- **Exercise description**: Pick out the lines below that contain the string "code" and copy them all.
[Data extract start]
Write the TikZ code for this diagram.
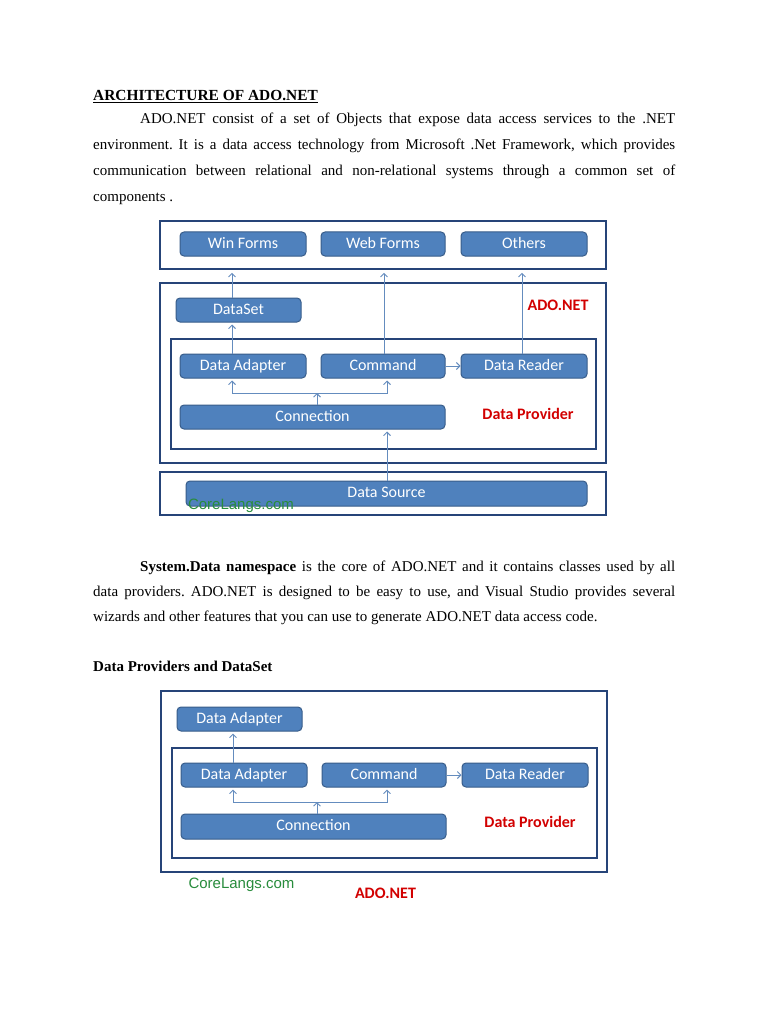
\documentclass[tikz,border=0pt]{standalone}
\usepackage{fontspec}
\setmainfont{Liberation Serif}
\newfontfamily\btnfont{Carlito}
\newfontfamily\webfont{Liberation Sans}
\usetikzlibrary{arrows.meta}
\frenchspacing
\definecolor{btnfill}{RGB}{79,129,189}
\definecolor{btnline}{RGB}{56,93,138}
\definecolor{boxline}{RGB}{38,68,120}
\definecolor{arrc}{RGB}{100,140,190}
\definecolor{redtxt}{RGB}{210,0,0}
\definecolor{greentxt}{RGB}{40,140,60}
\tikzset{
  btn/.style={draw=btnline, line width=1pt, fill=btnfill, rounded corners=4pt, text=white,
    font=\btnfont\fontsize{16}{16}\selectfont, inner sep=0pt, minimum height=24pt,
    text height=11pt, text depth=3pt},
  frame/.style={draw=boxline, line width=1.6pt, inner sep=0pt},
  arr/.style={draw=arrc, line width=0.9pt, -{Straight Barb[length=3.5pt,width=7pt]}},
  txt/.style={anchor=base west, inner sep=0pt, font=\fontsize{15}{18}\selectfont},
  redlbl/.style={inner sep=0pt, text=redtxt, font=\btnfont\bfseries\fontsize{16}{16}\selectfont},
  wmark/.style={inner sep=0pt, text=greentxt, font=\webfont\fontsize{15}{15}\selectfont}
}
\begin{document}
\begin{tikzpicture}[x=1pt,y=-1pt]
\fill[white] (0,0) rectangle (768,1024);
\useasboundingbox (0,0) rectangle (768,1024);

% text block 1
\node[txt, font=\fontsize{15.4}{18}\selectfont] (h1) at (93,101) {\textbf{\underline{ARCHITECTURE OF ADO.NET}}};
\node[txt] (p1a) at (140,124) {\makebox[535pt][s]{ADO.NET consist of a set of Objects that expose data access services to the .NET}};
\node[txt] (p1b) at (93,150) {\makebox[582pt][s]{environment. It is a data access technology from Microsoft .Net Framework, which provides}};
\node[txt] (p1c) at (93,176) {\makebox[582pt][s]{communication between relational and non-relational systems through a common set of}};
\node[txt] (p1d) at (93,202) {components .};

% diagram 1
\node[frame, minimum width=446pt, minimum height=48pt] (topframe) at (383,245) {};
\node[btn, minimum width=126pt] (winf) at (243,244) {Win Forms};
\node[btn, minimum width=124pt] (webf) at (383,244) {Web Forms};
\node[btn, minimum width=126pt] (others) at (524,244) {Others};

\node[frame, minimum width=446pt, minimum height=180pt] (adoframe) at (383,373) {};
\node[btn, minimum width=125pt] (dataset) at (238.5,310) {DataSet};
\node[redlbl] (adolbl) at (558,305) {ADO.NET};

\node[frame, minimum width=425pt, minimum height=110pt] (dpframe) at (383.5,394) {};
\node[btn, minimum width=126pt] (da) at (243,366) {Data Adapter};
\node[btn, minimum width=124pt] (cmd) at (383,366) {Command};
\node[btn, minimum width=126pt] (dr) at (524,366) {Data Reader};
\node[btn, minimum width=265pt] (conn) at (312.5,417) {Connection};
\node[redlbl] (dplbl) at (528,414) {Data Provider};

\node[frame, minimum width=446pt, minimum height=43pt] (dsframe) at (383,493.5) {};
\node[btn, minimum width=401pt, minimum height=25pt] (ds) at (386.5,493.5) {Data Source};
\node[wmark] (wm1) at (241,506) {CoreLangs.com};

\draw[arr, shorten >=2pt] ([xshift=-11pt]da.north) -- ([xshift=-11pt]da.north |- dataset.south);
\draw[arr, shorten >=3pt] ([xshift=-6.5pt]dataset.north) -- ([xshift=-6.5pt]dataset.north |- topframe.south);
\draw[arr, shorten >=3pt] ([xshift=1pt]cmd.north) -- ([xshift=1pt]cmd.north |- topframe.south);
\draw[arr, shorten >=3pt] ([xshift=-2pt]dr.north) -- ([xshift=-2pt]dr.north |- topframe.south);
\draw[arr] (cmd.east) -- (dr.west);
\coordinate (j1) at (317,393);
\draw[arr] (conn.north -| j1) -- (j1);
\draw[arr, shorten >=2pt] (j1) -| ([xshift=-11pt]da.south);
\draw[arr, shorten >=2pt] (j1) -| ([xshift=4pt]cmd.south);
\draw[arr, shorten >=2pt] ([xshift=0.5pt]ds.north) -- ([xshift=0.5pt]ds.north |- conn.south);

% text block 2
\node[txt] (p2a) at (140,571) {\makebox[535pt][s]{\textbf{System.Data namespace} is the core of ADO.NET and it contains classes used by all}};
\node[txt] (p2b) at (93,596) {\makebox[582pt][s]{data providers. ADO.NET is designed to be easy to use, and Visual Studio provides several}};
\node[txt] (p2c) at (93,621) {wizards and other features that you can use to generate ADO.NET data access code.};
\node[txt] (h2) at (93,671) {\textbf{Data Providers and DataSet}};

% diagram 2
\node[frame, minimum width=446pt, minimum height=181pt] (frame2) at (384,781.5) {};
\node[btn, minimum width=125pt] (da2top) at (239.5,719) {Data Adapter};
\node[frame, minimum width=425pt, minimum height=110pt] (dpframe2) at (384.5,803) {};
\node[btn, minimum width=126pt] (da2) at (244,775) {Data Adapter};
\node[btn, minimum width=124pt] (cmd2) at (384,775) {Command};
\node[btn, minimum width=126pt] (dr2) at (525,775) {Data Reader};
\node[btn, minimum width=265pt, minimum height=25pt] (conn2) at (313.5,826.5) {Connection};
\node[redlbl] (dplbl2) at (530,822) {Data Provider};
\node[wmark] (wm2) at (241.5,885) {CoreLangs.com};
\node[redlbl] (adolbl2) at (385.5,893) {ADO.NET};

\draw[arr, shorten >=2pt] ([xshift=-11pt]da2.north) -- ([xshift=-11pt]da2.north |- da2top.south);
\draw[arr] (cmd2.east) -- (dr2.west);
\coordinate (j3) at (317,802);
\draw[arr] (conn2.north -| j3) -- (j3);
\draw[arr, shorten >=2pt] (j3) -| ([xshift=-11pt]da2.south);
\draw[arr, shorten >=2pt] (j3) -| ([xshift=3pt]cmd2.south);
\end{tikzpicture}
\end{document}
[Data extract end]
- **Result of this task**:
Write the TikZ code for this diagram.
\node[txt] (p2c) at (93,621) {wizards and other features that you can use to generate ADO.NET data access code.};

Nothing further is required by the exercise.